* start *
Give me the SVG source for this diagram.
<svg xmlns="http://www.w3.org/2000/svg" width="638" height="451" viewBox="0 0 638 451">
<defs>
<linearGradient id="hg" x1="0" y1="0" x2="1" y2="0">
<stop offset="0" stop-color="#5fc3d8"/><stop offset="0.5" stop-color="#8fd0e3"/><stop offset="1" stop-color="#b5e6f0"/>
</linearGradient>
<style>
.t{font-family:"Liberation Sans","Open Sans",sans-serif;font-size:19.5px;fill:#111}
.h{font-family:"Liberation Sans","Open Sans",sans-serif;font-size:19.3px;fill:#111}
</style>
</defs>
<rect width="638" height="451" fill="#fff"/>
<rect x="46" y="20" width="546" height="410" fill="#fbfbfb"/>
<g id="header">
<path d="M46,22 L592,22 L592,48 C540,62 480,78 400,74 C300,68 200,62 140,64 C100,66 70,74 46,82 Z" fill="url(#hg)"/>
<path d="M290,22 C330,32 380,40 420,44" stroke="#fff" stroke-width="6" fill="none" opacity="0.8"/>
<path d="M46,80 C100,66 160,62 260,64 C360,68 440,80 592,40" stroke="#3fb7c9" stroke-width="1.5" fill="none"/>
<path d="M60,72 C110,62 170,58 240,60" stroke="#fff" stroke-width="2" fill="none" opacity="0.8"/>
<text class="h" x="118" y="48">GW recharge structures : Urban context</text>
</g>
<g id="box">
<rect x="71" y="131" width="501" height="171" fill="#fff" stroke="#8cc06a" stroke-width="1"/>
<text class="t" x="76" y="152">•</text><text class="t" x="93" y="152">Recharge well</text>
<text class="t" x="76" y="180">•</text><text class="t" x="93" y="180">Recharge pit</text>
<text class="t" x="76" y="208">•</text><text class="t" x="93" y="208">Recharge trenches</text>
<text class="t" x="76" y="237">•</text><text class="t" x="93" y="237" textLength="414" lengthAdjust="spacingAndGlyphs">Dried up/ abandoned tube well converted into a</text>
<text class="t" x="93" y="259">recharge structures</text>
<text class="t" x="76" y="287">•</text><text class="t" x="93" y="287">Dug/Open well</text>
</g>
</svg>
* end *
• _Directive_
Make an exact copy of all the data.

• _Solution for this task_
Give me the SVG source for this diagram.
<svg xmlns="http://www.w3.org/2000/svg" width="638" height="451" viewBox="0 0 638 451">
<defs>
<linearGradient id="hg" x1="0" y1="0" x2="1" y2="0">
<stop offset="0" stop-color="#5fc3d8"/><stop offset="0.5" stop-color="#8fd0e3"/><stop offset="1" stop-color="#b5e6f0"/>
</linearGradient>
<style>
.t{font-family:"Liberation Sans","Open Sans",sans-serif;font-size:19.5px;fill:#111}
.h{font-family:"Liberation Sans","Open Sans",sans-serif;font-size:19.3px;fill:#111}
</style>
</defs>
<rect width="638" height="451" fill="#fff"/>
<rect x="46" y="20" width="546" height="410" fill="#fbfbfb"/>
<g id="header">
<path d="M46,22 L592,22 L592,48 C540,62 480,78 400,74 C300,68 200,62 140,64 C100,66 70,74 46,82 Z" fill="url(#hg)"/>
<path d="M290,22 C330,32 380,40 420,44" stroke="#fff" stroke-width="6" fill="none" opacity="0.8"/>
<path d="M46,80 C100,66 160,62 260,64 C360,68 440,80 592,40" stroke="#3fb7c9" stroke-width="1.5" fill="none"/>
<path d="M60,72 C110,62 170,58 240,60" stroke="#fff" stroke-width="2" fill="none" opacity="0.8"/>
<text class="h" x="118" y="48">GW recharge structures : Urban context</text>
</g>
<g id="box">
<rect x="71" y="131" width="501" height="171" fill="#fff" stroke="#8cc06a" stroke-width="1"/>
<text class="t" x="76" y="152">•</text><text class="t" x="93" y="152">Recharge well</text>
<text class="t" x="76" y="180">•</text><text class="t" x="93" y="180">Recharge pit</text>
<text class="t" x="76" y="208">•</text><text class="t" x="93" y="208">Recharge trenches</text>
<text class="t" x="76" y="237">•</text><text class="t" x="93" y="237" textLength="414" lengthAdjust="spacingAndGlyphs">Dried up/ abandoned tube well converted into a</text>
<text class="t" x="93" y="259">recharge structures</text>
<text class="t" x="76" y="287">•</text><text class="t" x="93" y="287">Dug/Open well</text>
</g>
</svg>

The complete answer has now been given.